**Given request**
Search the records below for the word "that" and show every line where it occurs.

**Records for this exercise**

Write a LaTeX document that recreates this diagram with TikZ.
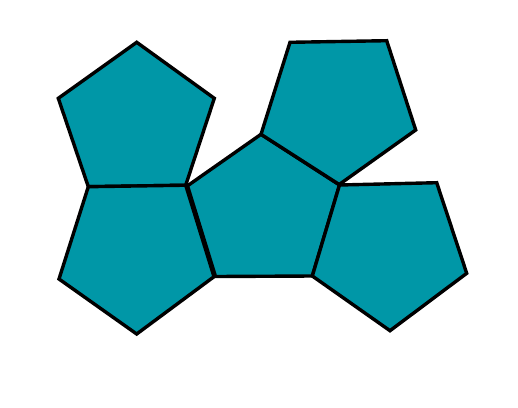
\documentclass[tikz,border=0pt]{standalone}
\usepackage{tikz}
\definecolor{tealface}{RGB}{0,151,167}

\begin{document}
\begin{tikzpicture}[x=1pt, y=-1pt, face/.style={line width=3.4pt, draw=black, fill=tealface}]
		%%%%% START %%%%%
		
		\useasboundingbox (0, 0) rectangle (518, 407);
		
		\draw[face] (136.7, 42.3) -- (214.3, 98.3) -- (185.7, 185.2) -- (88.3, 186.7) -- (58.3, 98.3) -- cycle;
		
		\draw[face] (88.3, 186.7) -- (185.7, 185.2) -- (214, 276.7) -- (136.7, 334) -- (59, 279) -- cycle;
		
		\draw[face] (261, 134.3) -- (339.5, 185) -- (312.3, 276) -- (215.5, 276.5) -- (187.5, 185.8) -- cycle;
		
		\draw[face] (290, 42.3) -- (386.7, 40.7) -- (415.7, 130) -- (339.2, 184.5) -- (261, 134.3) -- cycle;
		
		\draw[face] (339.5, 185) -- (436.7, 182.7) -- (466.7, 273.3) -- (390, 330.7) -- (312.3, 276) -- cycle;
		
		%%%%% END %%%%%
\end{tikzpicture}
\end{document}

--

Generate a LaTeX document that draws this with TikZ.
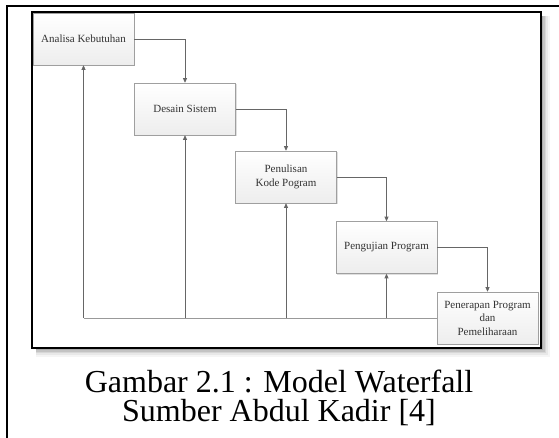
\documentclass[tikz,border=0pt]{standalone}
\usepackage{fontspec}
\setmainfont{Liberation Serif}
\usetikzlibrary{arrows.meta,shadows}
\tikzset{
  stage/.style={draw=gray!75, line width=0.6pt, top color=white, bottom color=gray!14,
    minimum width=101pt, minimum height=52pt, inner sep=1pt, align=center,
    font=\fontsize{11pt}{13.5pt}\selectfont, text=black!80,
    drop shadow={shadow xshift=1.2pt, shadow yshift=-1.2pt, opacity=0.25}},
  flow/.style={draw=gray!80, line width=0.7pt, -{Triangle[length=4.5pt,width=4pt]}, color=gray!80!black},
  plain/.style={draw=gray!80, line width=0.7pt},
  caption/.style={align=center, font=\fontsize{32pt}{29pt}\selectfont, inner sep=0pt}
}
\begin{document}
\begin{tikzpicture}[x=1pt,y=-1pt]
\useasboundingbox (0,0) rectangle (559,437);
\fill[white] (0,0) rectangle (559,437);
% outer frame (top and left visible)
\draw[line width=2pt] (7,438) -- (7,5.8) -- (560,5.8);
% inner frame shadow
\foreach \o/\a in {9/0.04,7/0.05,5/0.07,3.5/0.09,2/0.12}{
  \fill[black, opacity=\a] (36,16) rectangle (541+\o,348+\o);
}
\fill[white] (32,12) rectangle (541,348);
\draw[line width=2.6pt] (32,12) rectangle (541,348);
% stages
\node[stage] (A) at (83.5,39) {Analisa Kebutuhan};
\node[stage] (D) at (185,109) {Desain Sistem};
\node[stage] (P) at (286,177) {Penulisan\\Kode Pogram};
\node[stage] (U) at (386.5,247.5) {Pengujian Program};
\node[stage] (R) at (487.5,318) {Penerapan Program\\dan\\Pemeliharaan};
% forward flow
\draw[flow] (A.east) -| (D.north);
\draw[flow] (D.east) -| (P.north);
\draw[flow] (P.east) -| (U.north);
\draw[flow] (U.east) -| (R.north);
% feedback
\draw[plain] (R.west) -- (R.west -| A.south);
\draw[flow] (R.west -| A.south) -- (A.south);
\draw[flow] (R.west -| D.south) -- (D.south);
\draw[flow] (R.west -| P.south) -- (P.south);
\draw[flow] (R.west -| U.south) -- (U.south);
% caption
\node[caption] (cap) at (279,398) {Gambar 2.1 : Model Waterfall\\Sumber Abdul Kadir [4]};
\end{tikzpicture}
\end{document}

==

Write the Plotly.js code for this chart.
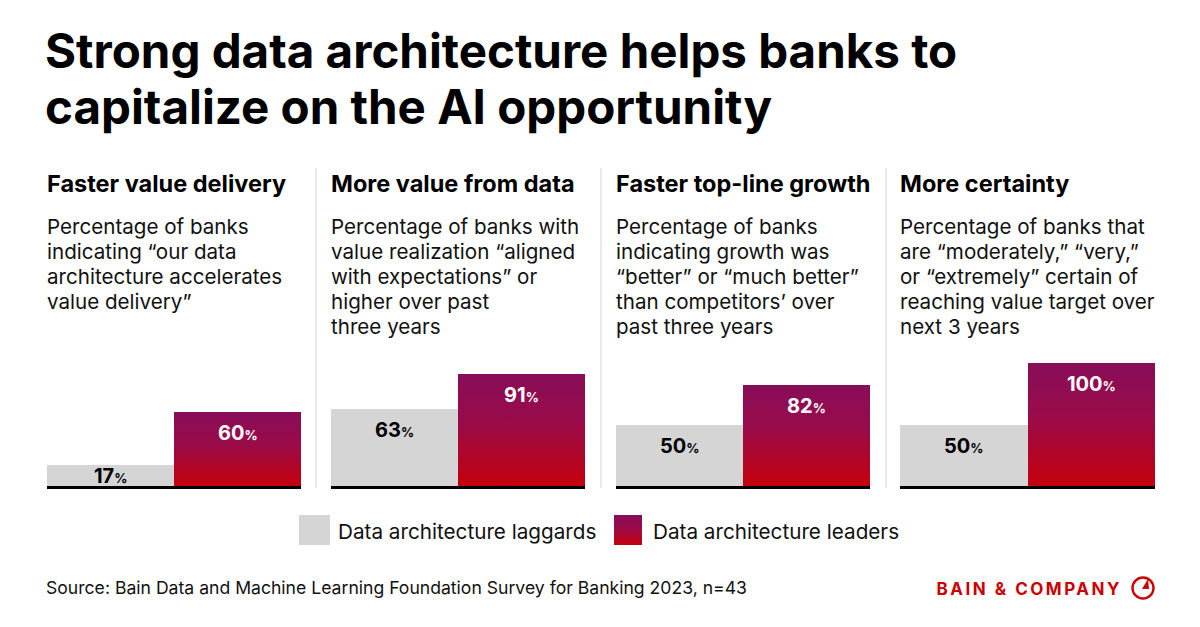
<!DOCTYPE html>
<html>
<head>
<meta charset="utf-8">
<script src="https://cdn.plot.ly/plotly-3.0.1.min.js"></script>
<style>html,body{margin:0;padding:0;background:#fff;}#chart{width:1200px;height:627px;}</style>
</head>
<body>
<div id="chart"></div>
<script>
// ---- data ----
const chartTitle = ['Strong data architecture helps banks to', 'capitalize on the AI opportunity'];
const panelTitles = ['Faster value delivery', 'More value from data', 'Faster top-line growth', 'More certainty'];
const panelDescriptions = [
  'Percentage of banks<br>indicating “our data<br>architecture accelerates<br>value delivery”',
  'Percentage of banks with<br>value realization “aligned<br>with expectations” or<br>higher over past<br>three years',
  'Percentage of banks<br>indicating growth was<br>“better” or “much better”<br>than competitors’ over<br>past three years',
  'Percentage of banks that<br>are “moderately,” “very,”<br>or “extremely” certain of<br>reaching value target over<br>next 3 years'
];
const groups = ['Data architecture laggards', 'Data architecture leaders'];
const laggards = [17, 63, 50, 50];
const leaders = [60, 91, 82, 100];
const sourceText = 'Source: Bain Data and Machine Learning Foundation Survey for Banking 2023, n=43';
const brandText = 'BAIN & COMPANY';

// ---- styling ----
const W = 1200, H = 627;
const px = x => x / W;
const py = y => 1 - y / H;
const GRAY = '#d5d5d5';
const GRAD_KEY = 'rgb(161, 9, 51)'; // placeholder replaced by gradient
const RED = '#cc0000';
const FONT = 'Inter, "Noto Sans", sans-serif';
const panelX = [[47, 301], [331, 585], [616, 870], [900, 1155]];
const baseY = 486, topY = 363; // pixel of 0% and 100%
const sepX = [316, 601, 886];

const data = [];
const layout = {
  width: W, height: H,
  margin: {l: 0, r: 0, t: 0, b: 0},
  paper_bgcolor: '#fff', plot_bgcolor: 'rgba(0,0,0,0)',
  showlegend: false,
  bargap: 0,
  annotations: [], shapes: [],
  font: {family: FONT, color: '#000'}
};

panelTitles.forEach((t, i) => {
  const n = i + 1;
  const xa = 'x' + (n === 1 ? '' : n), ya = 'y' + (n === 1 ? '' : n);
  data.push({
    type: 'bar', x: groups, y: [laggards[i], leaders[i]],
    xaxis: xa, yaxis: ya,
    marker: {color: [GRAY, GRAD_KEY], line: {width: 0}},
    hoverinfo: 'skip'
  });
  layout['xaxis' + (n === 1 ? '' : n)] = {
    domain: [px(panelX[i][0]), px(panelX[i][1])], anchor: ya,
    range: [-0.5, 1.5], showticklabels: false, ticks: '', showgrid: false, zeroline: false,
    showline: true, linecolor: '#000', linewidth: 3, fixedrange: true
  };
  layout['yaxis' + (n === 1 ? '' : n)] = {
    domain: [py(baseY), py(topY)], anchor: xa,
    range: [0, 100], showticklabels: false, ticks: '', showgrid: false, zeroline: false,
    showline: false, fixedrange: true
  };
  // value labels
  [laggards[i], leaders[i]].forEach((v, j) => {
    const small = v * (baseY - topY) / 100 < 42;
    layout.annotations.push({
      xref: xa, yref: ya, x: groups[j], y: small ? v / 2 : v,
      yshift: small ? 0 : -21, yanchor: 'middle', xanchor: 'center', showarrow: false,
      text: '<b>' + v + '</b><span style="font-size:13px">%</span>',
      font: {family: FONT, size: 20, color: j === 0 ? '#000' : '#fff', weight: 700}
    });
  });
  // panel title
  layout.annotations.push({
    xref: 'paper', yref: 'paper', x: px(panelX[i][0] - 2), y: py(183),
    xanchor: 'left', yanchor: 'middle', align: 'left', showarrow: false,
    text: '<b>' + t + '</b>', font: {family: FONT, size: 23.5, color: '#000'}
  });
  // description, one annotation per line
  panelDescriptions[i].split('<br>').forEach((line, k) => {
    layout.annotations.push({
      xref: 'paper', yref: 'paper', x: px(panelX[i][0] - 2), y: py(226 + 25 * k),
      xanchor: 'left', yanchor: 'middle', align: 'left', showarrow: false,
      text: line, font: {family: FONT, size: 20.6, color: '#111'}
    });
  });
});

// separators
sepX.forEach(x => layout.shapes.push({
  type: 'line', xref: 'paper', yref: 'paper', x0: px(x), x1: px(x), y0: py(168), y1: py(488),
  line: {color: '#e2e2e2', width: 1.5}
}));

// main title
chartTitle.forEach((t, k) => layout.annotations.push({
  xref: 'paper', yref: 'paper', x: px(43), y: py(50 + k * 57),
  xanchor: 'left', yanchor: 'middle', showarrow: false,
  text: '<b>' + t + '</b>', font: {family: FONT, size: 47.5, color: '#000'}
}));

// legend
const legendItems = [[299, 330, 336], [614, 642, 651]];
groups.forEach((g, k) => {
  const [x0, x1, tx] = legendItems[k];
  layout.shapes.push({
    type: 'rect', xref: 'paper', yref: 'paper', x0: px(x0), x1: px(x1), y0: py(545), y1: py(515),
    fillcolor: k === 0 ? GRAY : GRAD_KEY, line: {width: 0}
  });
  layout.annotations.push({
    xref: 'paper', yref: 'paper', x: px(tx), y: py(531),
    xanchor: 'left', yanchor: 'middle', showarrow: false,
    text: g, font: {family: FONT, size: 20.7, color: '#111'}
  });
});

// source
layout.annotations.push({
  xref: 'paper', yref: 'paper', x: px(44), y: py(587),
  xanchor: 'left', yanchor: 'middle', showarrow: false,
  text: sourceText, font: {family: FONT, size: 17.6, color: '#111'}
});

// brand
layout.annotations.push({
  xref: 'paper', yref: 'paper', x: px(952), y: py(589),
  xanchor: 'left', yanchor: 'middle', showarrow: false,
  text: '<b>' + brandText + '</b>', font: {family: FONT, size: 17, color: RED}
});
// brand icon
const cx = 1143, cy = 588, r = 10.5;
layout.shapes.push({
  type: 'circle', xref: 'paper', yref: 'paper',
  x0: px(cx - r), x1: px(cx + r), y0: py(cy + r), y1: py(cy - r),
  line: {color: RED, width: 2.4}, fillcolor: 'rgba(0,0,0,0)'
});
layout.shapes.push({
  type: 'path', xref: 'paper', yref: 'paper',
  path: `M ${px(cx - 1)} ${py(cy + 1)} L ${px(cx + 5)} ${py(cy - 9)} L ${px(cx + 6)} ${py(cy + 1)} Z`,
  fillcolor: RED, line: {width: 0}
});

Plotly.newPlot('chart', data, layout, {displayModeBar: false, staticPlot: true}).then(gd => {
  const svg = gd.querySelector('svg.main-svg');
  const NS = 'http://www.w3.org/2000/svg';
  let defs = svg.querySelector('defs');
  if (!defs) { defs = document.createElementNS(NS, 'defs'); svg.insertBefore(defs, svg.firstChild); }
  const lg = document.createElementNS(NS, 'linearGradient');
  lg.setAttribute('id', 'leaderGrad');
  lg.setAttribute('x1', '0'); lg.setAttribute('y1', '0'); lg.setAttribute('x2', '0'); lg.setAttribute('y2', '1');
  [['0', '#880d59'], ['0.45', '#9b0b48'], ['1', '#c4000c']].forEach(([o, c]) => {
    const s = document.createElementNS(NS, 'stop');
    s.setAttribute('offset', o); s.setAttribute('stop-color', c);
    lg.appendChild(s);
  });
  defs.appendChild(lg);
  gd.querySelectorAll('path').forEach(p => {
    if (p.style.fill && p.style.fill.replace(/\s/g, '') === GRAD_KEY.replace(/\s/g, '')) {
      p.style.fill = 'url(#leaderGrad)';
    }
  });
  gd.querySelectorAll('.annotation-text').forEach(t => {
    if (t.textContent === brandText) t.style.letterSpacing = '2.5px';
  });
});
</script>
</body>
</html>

**Response**
Write a LaTeX document that recreates this diagram with TikZ.
Generate a LaTeX document that draws this with TikZ.
  'Percentage of banks that<br>are “moderately,” “very,”<br>or “extremely” certain of<br>reaching value target over<br>next 3 years'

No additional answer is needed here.